Juste après l’effondrement du régime de Saddam Hussein au printemps 2003, une « blague » circulait au sein de ce courant destructeur pour savoir « quelle direction prendre ensuite, la Syrie ou l’Iran ? ». La réponse des plaisantins néoconservateurs était : « Real men go to Teheran » (les vrais hommes vont à Téhéran). Apparemment, ils sont redevenus actifs aux Etats-Unis et sont en train de pousser à nouveau dans le sens de la concrétisation de leur plaisanterie de mauvais goût.
Le signe le plus inquiétant est la réédition de la campagne anti-irakienne de 2002-2003, mais qui vise cette fois l’Iran. Les mêmes journaux qui étaient à la pointe de la campagne contre l’Irak, le New York Times et le Washington Post, mobilisent une fois encore leurs mercenaires de la plume qui se déchaînent contre un pays qui n’a agressé personne, qui n’a occupé personne et dont l’unique tort est d’avoir un régime politique que Washington et Tel Aviv abhorrent.
Pour donner quelques exemples, le New York Times déplore que « le Conseil de sécurité n’ait pas allé très loin dans les sanctions », s’en prend avec virulence à la Turquie et au Brésil qui « se sont laissés manipuler par l’Iran », et le manitou du journal, Thomas Friedman, n’hésite pas à exhorter les Etats-Unis à « tout faire pour aider les démocrates iraniens à renverser Ahmadinejad »…
Le même Thomas Friedman avait exhorté les mêmes Etats-Unis en 2002 à « aider le démocrate Ahmad Chalabi à renverser Saddam Hussein ». On connaît la suite. Le pire des aveugles est celui qui ne veut pas voir, dit le proverbe. On peut ajouter que le pire des politiciens (et des commentateurs) est celui qui ne tire pas les leçons du passé.

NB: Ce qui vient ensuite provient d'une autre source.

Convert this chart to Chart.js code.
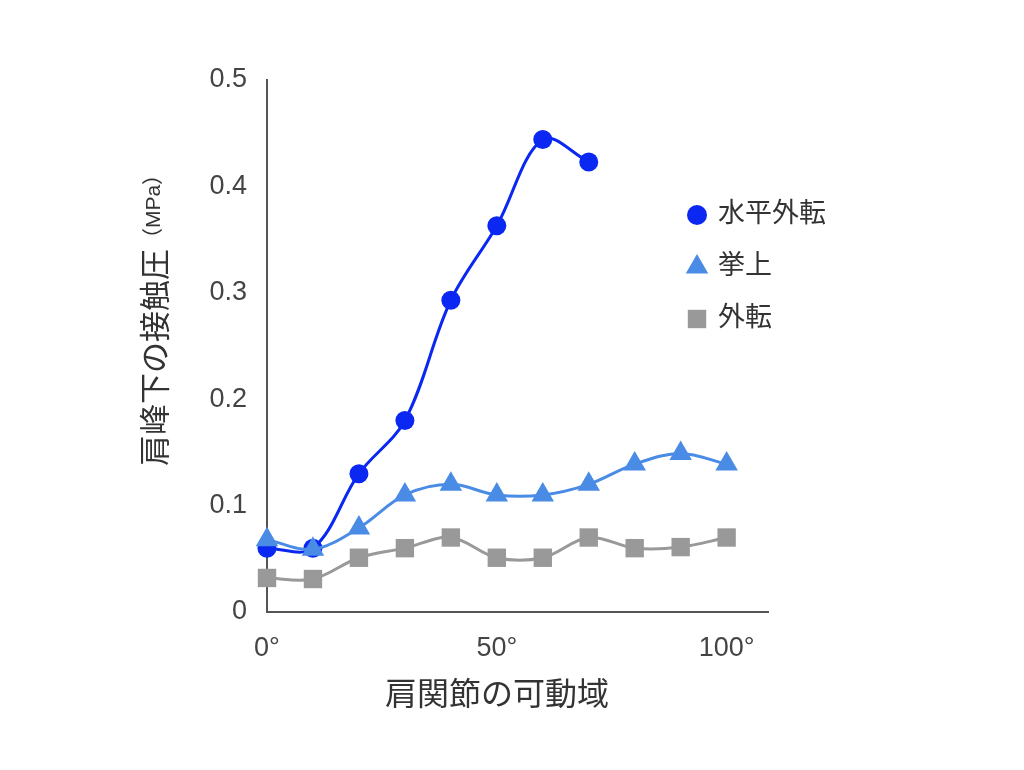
<!DOCTYPE html>
<html>
<head>
<meta charset="utf-8">
<script src="https://cdn.jsdelivr.net/npm/chart.js@4.4.1/dist/chart.umd.min.js"></script>
<style>
  html, body { margin: 0; padding: 0; background: #fff; }
  #wrap { width: 1024px; height: 770px; }
</style>
</head>
<body>
<div id="wrap"><canvas id="chart" width="1024" height="770"></canvas></div>
<script>
const FONT = "'Liberation Sans', 'Noto Sans CJK JP', sans-serif";

const angles = [0, 10, 20, 30, 40, 50, 60, 70, 80, 90, 100];
const horizAbduction = [0.06, 0.06, 0.13, 0.18, 0.293, 0.363, 0.444, 0.423];
const elevation = [0.068, 0.059, 0.079, 0.11, 0.12, 0.11, 0.11, 0.12, 0.139, 0.149, 0.139];
const abduction = [0.032, 0.031, 0.051, 0.06, 0.07, 0.051, 0.051, 0.07, 0.06, 0.061, 0.07];

const seriesNames = ["水平外転", "挙上", "外転"];
const seriesColors = ["#0a28f2", "#4a8be6", "#999999"];
const seriesShapes = ["circle", "triangle", "rect"];
const pointSizes = [9.5, 13, 13];
const xTitle = "肩関節の可動域";
const yTitle = "肩峰下の接触圧";
const yUnit = "（MPa）";

const toPoints = (vals) => vals.map((v, i) => ({ x: angles[i], y: v }));
const valueSets = [horizAbduction, elevation, abduction];

// axis titles and the legend are placed by hand, like the original
const overlay = {
  id: "overlay",
  afterDraw(chart) {
    const ctx = chart.ctx;
    ctx.save();
    ctx.fillStyle = "#333";
    ctx.textBaseline = "middle";

    // x title
    ctx.font = "32px " + FONT;
    ctx.textAlign = "center";
    ctx.fillText(xTitle, 497, 696);

    // y title, unit in smaller type
    ctx.translate(157, 315);
    ctx.rotate(-Math.PI / 2);
    ctx.font = "31px " + FONT;
    const w1 = ctx.measureText(yTitle).width;
    ctx.font = "21px " + FONT;
    const w2 = ctx.measureText(yUnit).width;
    const start = -(w1 + w2) / 2;
    ctx.textAlign = "left";
    ctx.font = "31px " + FONT;
    ctx.fillText(yTitle, start, 0);
    ctx.font = "21px " + FONT;
    ctx.fillText(yUnit, start + w1, -3);
    ctx.restore();

    // legend
    ctx.save();
    seriesNames.forEach((name, i) => {
      const y = 215 + i * 52;
      ctx.fillStyle = seriesColors[i];
      ctx.strokeStyle = seriesColors[i];
      Chart.helpers.drawPoint(ctx, { pointStyle: seriesShapes[i], radius: i === 0 ? 10 : 13, borderWidth: 0 }, 697, y);
      ctx.fillStyle = "#333";
      ctx.font = "27px " + FONT;
      ctx.textAlign = "left";
      ctx.textBaseline = "middle";
      ctx.fillText(name, 718, y);
    });
    ctx.restore();
  }
};

new Chart(document.getElementById("chart"), {
  type: "line",
  data: {
    datasets: valueSets.map((vals, i) => ({
      label: seriesNames[i],
      data: toPoints(vals),
      borderColor: seriesColors[i],
      backgroundColor: seriesColors[i],
      borderWidth: 3,
      pointStyle: seriesShapes[i],
      pointRadius: pointSizes[i],
      pointBorderWidth: 0,
      tension: 0.35,
      clip: false,
      order: 2 - i // first series at the bottom
    }))
  },
  options: {
    responsive: false,
    animation: false,
    layout: { padding: { top: 80, right: 256, left: 0, bottom: 0 } },
    plugins: { legend: { display: false }, tooltip: { enabled: false } },
    scales: {
      x: {
        type: "linear",
        min: 0,
        max: 109,
        afterFit: (s) => { s.height = 158; },
        afterBuildTicks: (s) => { s.ticks = [{ value: 0 }, { value: 50 }, { value: 100 }]; },
        grid: { display: false, drawTicks: false },
        border: { color: "#555", width: 2 },
        ticks: {
          padding: 20,
          color: "#444",
          font: { family: FONT, size: 27 },
          callback: (v) => v + "°"
        }
      },
      y: {
        min: 0,
        max: 0.5,
        afterFit: (s) => { s.width = 267; },
        grid: { display: false, drawTicks: false },
        border: { color: "#555", width: 2 },
        ticks: {
          stepSize: 0.1,
          padding: 20,
          color: "#444",
          font: { family: FONT, size: 27 },
          callback: (v) => (v === 0 ? "0" : Number(v.toFixed(1)).toString())
        }
      }
    }
  },
  plugins: [overlay]
});
</script>
</body>
</html>
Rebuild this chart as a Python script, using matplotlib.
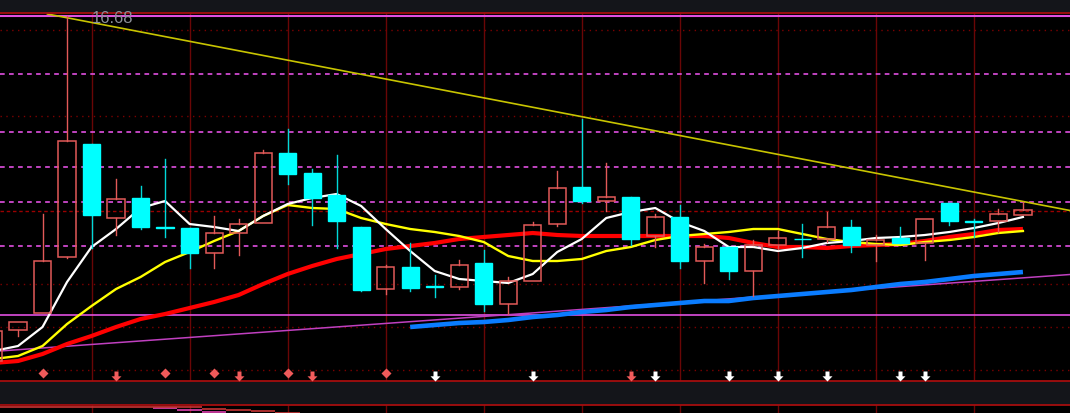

Contrairement à ce que disent les néoconseravateurs, « les vrais hommes » ne vont pas à Téhéran, mais restent chez eux et méditent sur les malheurs, à la fois infligés et subis, par leur pays en Irak et en Afghanistan. La vie de tous serait beaucoup mieux, si les Etats-Unis renonçaient à cette mauvaise habitude d’arpenter le monde à la recherche de « monstres à abattre ».